• [Problem details]
Omit the pictures, please, and give each record below again exactly.

━━━

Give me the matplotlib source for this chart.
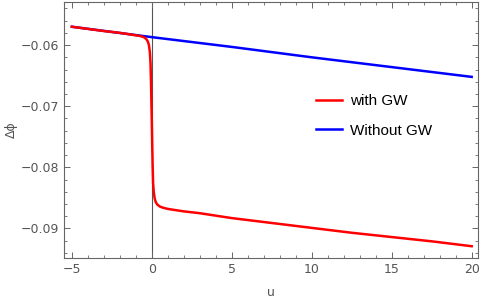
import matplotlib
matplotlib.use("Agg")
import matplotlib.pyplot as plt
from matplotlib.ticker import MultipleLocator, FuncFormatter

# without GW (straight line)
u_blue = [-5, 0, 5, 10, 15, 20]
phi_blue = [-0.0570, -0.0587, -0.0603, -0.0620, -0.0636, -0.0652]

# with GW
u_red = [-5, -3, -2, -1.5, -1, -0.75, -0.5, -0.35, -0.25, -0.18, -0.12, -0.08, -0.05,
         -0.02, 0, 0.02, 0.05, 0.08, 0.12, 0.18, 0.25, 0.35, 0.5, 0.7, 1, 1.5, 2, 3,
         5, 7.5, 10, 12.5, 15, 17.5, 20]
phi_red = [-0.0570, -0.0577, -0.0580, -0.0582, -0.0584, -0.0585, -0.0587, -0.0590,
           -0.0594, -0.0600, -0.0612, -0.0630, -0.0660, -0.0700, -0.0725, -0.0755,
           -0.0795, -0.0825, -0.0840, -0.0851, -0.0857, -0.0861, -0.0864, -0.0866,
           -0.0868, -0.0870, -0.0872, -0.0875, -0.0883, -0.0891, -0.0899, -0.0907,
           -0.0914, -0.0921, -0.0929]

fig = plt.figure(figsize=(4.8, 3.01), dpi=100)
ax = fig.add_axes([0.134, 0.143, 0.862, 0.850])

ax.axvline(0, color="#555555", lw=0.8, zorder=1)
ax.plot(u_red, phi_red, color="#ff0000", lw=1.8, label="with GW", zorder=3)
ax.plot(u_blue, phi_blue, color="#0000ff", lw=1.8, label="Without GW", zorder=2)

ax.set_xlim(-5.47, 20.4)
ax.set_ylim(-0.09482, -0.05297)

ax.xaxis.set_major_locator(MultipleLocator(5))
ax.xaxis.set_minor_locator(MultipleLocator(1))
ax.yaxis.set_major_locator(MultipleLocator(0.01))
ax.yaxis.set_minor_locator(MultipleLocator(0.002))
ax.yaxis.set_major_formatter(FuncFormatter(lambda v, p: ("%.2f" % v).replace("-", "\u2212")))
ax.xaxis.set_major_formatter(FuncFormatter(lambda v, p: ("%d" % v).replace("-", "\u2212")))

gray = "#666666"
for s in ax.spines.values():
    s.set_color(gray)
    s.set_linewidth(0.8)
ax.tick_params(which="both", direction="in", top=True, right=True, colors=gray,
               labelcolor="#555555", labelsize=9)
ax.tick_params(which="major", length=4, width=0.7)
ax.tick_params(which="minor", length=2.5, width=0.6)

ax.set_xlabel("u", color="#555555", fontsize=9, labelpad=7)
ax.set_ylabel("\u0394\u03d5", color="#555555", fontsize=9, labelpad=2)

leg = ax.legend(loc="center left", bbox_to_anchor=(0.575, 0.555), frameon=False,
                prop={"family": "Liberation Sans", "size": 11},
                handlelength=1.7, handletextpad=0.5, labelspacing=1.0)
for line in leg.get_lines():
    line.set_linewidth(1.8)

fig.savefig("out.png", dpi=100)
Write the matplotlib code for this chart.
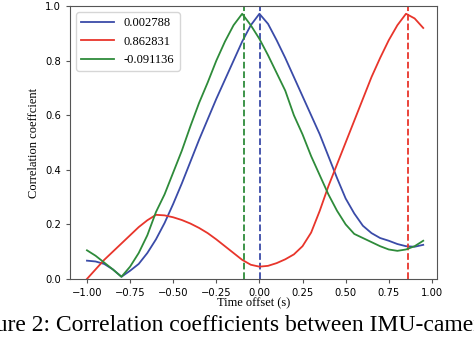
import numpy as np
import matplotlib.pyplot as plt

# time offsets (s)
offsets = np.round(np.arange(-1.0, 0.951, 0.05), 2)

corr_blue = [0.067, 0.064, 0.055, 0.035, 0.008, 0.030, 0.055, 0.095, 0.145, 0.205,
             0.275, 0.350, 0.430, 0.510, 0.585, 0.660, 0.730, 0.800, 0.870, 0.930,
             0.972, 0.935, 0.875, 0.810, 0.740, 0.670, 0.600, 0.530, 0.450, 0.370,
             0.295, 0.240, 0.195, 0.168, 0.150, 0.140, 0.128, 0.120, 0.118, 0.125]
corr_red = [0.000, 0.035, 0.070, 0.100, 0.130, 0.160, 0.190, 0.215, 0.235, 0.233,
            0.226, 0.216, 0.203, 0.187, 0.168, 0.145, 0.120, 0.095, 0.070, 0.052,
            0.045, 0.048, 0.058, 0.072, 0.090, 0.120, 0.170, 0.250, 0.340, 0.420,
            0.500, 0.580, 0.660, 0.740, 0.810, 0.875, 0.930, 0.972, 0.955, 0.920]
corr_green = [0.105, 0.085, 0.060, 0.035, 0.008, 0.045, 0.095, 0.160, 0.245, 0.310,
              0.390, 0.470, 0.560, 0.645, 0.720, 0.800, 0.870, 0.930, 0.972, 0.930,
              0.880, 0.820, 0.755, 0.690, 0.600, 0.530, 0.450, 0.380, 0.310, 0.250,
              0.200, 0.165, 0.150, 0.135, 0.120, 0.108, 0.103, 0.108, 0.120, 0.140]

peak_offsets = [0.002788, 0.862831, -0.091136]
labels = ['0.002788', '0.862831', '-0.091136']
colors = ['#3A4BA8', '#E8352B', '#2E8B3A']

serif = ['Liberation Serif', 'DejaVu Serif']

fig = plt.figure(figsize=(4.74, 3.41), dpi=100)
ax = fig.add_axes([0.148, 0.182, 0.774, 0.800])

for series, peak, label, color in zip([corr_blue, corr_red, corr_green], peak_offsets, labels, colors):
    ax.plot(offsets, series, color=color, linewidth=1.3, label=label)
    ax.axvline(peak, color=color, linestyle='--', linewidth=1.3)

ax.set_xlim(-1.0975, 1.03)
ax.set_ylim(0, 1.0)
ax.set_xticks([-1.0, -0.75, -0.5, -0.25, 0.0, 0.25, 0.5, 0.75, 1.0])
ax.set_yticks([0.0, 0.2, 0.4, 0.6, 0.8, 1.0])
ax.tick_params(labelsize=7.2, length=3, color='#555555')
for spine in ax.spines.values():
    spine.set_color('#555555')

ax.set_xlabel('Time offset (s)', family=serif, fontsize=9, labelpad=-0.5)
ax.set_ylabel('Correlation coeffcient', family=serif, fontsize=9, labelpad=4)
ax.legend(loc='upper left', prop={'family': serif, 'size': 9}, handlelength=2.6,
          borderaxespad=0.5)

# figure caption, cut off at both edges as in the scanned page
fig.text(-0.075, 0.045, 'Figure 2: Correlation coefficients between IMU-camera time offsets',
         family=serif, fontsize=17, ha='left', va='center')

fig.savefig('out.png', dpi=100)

━━━

• [Correct answer]
Give me the matplotlib source for this chart.
import matplotlib
matplotlib.use("Agg")
import matplotlib.pyplot as plt
from matplotlib.ticker import MultipleLocator, FuncFormatter

# without GW (straight line)
u_blue = [-5, 0, 5, 10, 15, 20]
phi_blue = [-0.0570, -0.0587, -0.0603, -0.0620, -0.0636, -0.0652]

# with GW
u_red = [-5, -3, -2, -1.5, -1, -0.75, -0.5, -0.35, -0.25, -0.18, -0.12, -0.08, -0.05,
         -0.02, 0, 0.02, 0.05, 0.08, 0.12, 0.18, 0.25, 0.35, 0.5, 0.7, 1, 1.5, 2, 3,
         5, 7.5, 10, 12.5, 15, 17.5, 20]
phi_red = [-0.0570, -0.0577, -0.0580, -0.0582, -0.0584, -0.0585, -0.0587, -0.0590,
           -0.0594, -0.0600, -0.0612, -0.0630, -0.0660, -0.0700, -0.0725, -0.0755,
           -0.0795, -0.0825, -0.0840, -0.0851, -0.0857, -0.0861, -0.0864, -0.0866,
           -0.0868, -0.0870, -0.0872, -0.0875, -0.0883, -0.0891, -0.0899, -0.0907,
           -0.0914, -0.0921, -0.0929]

fig = plt.figure(figsize=(4.8, 3.01), dpi=100)
ax = fig.add_axes([0.134, 0.143, 0.862, 0.850])

ax.axvline(0, color="#555555", lw=0.8, zorder=1)
ax.plot(u_red, phi_red, color="#ff0000", lw=1.8, label="with GW", zorder=3)
ax.plot(u_blue, phi_blue, color="#0000ff", lw=1.8, label="Without GW", zorder=2)

ax.set_xlim(-5.47, 20.4)
ax.set_ylim(-0.09482, -0.05297)

ax.xaxis.set_major_locator(MultipleLocator(5))
ax.xaxis.set_minor_locator(MultipleLocator(1))
ax.yaxis.set_major_locator(MultipleLocator(0.01))
ax.yaxis.set_minor_locator(MultipleLocator(0.002))
ax.yaxis.set_major_formatter(FuncFormatter(lambda v, p: ("%.2f" % v).replace("-", "\u2212")))
ax.xaxis.set_major_formatter(FuncFormatter(lambda v, p: ("%d" % v).replace("-", "\u2212")))

gray = "#666666"
for s in ax.spines.values():
    s.set_color(gray)
    s.set_linewidth(0.8)
ax.tick_params(which="both", direction="in", top=True, right=True, colors=gray,
               labelcolor="#555555", labelsize=9)
ax.tick_params(which="major", length=4, width=0.7)
ax.tick_params(which="minor", length=2.5, width=0.6)

ax.set_xlabel("u", color="#555555", fontsize=9, labelpad=7)
ax.set_ylabel("\u0394\u03d5", color="#555555", fontsize=9, labelpad=2)

leg = ax.legend(loc="center left", bbox_to_anchor=(0.575, 0.555), frameon=False,
                prop={"family": "Liberation Sans", "size": 11},
                handlelength=1.7, handletextpad=0.5, labelspacing=1.0)
for line in leg.get_lines():
    line.set_linewidth(1.8)

fig.savefig("out.png", dpi=100)
Write the matplotlib code for this chart.
import numpy as np
import matplotlib.pyplot as plt

# time offsets (s)
offsets = np.round(np.arange(-1.0, 0.951, 0.05), 2)

corr_blue = [0.067, 0.064, 0.055, 0.035, 0.008, 0.030, 0.055, 0.095, 0.145, 0.205,
             0.275, 0.350, 0.430, 0.510, 0.585, 0.660, 0.730, 0.800, 0.870, 0.930,
             0.972, 0.935, 0.875, 0.810, 0.740, 0.670, 0.600, 0.530, 0.450, 0.370,
             0.295, 0.240, 0.195, 0.168, 0.150, 0.140, 0.128, 0.120, 0.118, 0.125]
corr_red = [0.000, 0.035, 0.070, 0.100, 0.130, 0.160, 0.190, 0.215, 0.235, 0.233,
            0.226, 0.216, 0.203, 0.187, 0.168, 0.145, 0.120, 0.095, 0.070, 0.052,
            0.045, 0.048, 0.058, 0.072, 0.090, 0.120, 0.170, 0.250, 0.340, 0.420,
            0.500, 0.580, 0.660, 0.740, 0.810, 0.875, 0.930, 0.972, 0.955, 0.920]
corr_green = [0.105, 0.085, 0.060, 0.035, 0.008, 0.045, 0.095, 0.160, 0.245, 0.310,
              0.390, 0.470, 0.560, 0.645, 0.720, 0.800, 0.870, 0.930, 0.972, 0.930,
              0.880, 0.820, 0.755, 0.690, 0.600, 0.530, 0.450, 0.380, 0.310, 0.250,
              0.200, 0.165, 0.150, 0.135, 0.120, 0.108, 0.103, 0.108, 0.120, 0.140]

peak_offsets = [0.002788, 0.862831, -0.091136]
labels = ['0.002788', '0.862831', '-0.091136']
colors = ['#3A4BA8', '#E8352B', '#2E8B3A']

serif = ['Liberation Serif', 'DejaVu Serif']

fig = plt.figure(figsize=(4.74, 3.41), dpi=100)
ax = fig.add_axes([0.148, 0.182, 0.774, 0.800])

for series, peak, label, color in zip([corr_blue, corr_red, corr_green], peak_offsets, labels, colors):
    ax.plot(offsets, series, color=color, linewidth=1.3, label=label)
    ax.axvline(peak, color=color, linestyle='--', linewidth=1.3)

ax.set_xlim(-1.0975, 1.03)
ax.set_ylim(0, 1.0)
ax.set_xticks([-1.0, -0.75, -0.5, -0.25, 0.0, 0.25, 0.5, 0.75, 1.0])
ax.set_yticks([0.0, 0.2, 0.4, 0.6, 0.8, 1.0])
ax.tick_params(labelsize=7.2, length=3, color='#555555')
for spine in ax.spines.values():
    spine.set_color('#555555')

ax.set_xlabel('Time offset (s)', family=serif, fontsize=9, labelpad=-0.5)
ax.set_ylabel('Correlation coeffcient', family=serif, fontsize=9, labelpad=4)
ax.legend(loc='upper left', prop={'family': serif, 'size': 9}, handlelength=2.6,
          borderaxespad=0.5)

# figure caption, cut off at both edges as in the scanned page
fig.text(-0.075, 0.045, 'Figure 2: Correlation coefficients between IMU-camera time offsets',
         family=serif, fontsize=17, ha='left', va='center')

fig.savefig('out.png', dpi=100)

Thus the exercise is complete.